# GOAL
Your job is to return the lines between the line holding "Generate a Python" and the line holding "Y_MAX = 1700", inclusive, exactly and with no pictures.

# EXERCISE MATERIALS
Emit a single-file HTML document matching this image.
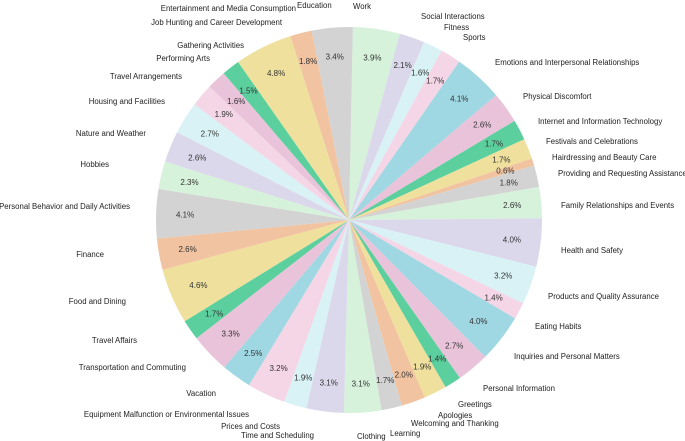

--

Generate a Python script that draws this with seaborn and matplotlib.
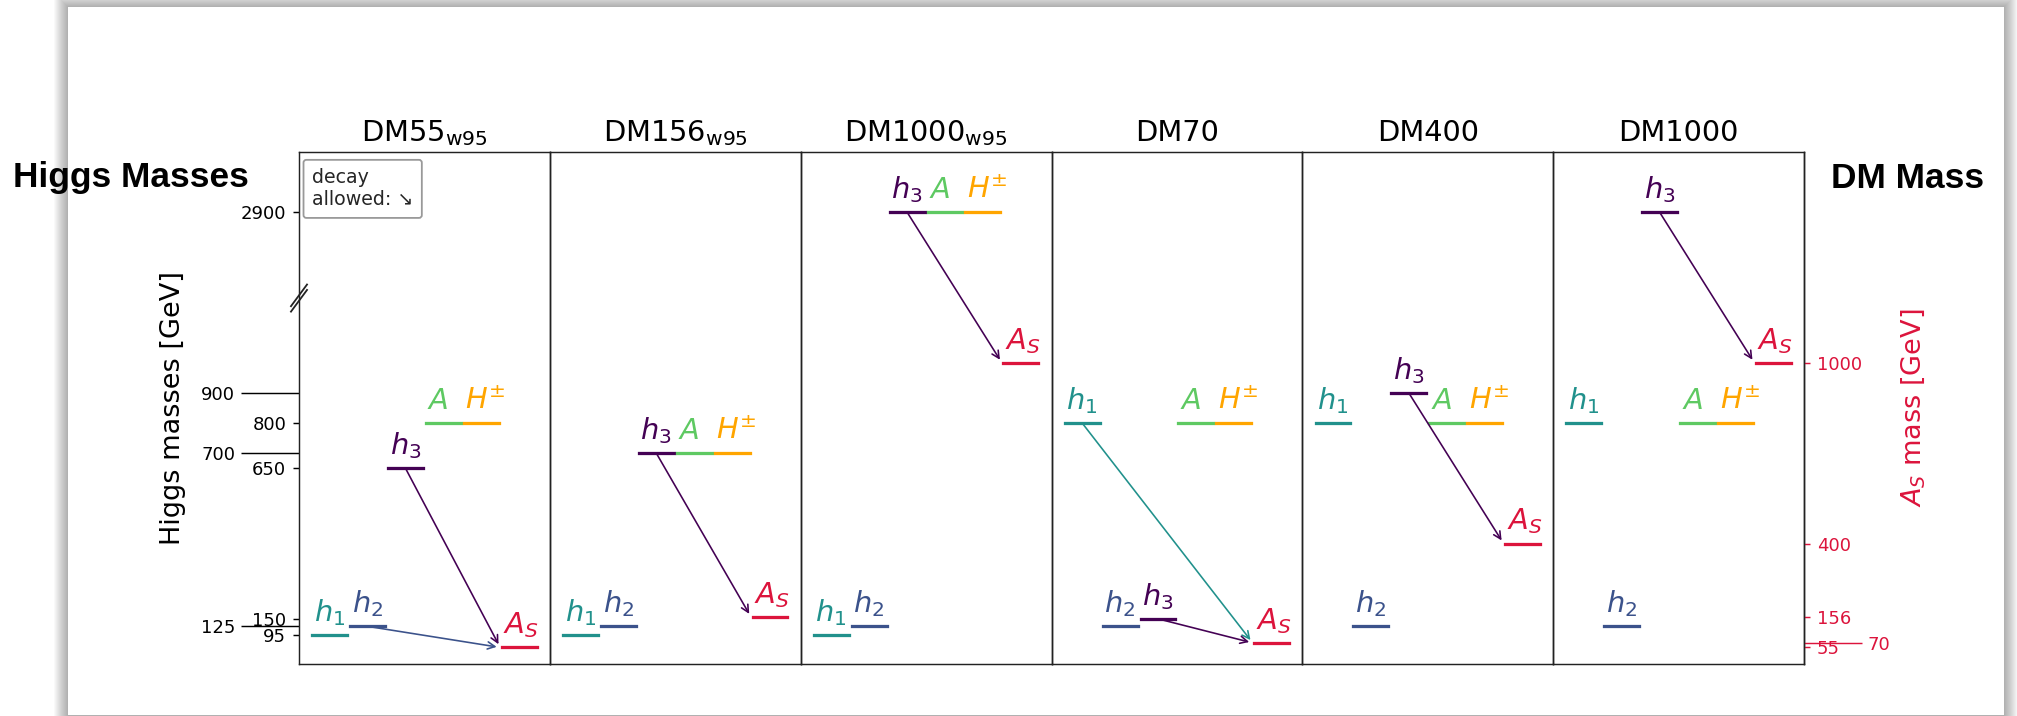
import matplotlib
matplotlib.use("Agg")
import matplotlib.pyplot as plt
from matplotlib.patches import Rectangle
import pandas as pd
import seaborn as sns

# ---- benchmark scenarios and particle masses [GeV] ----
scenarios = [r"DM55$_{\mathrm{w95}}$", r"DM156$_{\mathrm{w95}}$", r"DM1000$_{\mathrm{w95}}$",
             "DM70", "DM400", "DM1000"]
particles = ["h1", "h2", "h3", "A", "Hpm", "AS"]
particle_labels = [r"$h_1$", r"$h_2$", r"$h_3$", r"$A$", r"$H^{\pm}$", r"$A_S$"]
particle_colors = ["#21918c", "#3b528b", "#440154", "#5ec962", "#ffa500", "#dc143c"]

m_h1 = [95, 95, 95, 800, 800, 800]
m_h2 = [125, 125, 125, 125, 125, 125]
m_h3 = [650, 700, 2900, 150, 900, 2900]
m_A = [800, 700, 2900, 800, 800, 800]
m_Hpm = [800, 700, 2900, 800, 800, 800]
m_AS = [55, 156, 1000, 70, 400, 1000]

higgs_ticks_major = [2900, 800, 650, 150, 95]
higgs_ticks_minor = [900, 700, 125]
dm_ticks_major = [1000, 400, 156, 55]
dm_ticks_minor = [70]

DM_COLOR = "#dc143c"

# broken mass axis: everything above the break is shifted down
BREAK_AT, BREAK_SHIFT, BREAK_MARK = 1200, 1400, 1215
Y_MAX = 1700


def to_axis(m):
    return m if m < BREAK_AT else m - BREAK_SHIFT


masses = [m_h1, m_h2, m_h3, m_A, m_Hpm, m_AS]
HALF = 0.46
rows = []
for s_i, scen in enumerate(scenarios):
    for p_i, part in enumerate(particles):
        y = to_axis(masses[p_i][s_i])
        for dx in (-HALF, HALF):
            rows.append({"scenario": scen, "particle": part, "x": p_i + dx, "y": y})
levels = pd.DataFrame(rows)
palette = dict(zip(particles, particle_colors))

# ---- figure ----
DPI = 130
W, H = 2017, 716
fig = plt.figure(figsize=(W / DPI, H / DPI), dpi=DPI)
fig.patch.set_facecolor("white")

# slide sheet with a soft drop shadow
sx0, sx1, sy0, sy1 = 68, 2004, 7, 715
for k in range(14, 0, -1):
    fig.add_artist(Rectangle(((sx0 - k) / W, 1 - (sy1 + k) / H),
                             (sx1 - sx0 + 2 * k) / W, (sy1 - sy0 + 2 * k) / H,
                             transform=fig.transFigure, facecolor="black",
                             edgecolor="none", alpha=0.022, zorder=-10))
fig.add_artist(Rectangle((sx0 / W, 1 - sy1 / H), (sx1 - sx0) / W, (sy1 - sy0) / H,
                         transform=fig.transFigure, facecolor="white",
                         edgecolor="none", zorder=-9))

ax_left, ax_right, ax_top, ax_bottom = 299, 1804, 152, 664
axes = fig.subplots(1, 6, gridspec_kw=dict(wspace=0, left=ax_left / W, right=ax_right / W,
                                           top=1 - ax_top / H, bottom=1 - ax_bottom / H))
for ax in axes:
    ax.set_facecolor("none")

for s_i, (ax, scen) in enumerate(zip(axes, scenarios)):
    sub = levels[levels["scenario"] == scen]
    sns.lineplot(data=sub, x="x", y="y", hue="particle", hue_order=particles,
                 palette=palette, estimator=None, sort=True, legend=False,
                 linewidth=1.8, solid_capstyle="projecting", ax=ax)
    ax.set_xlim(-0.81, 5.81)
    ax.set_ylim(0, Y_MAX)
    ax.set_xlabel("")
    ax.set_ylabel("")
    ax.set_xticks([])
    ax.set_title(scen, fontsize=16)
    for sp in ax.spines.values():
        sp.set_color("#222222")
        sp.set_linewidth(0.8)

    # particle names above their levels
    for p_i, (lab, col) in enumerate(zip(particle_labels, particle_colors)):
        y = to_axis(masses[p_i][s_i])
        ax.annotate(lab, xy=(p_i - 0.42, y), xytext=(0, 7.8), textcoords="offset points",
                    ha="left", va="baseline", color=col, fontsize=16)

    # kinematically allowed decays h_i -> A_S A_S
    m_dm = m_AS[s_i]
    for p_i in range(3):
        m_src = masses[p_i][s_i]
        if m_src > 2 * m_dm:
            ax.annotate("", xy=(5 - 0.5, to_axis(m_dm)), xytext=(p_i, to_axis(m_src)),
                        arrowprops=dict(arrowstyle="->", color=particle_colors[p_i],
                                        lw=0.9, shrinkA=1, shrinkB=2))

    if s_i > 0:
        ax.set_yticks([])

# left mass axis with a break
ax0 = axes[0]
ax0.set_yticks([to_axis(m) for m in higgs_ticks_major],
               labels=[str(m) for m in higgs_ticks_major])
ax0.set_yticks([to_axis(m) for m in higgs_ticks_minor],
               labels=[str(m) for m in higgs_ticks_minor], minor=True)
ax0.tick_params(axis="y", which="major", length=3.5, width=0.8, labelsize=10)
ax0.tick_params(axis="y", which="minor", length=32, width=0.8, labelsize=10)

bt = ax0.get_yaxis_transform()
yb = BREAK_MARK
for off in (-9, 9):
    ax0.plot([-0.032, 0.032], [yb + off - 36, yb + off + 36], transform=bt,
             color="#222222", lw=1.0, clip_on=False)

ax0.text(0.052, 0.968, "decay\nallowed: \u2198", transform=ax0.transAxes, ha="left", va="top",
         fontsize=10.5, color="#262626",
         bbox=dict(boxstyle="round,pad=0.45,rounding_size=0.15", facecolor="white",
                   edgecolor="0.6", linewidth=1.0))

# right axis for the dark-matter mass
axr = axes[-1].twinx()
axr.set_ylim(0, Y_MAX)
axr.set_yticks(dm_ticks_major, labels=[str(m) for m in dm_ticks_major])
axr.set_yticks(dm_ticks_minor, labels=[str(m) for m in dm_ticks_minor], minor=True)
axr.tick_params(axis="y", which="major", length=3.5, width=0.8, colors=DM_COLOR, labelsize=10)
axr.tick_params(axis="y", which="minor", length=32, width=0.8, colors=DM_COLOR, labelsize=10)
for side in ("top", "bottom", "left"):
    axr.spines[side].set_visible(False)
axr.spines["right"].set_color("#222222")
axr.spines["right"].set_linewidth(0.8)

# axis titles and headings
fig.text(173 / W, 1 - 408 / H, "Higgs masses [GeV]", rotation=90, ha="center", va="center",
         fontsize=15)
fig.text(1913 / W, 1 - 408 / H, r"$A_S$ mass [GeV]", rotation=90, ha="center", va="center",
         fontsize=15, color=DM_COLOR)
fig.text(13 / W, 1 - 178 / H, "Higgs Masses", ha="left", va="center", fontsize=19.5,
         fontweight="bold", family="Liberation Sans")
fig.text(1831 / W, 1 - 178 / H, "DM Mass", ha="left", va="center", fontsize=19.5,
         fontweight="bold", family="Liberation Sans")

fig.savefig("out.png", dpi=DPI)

# EXERCISE OUTPUT
Generate a Python script that draws this with seaborn and matplotlib.
import matplotlib
matplotlib.use("Agg")
import matplotlib.pyplot as plt
from matplotlib.patches import Rectangle
import pandas as pd
import seaborn as sns

# ---- benchmark scenarios and particle masses [GeV] ----
scenarios = [r"DM55$_{\mathrm{w95}}$", r"DM156$_{\mathrm{w95}}$", r"DM1000$_{\mathrm{w95}}$",
             "DM70", "DM400", "DM1000"]
particles = ["h1", "h2", "h3", "A", "Hpm", "AS"]
particle_labels = [r"$h_1$", r"$h_2$", r"$h_3$", r"$A$", r"$H^{\pm}$", r"$A_S$"]
particle_colors = ["#21918c", "#3b528b", "#440154", "#5ec962", "#ffa500", "#dc143c"]

m_h1 = [95, 95, 95, 800, 800, 800]
m_h2 = [125, 125, 125, 125, 125, 125]
m_h3 = [650, 700, 2900, 150, 900, 2900]
m_A = [800, 700, 2900, 800, 800, 800]
m_Hpm = [800, 700, 2900, 800, 800, 800]
m_AS = [55, 156, 1000, 70, 400, 1000]

higgs_ticks_major = [2900, 800, 650, 150, 95]
higgs_ticks_minor = [900, 700, 125]
dm_ticks_major = [1000, 400, 156, 55]
dm_ticks_minor = [70]

DM_COLOR = "#dc143c"

# broken mass axis: everything above the break is shifted down
BREAK_AT, BREAK_SHIFT, BREAK_MARK = 1200, 1400, 1215
Y_MAX = 1700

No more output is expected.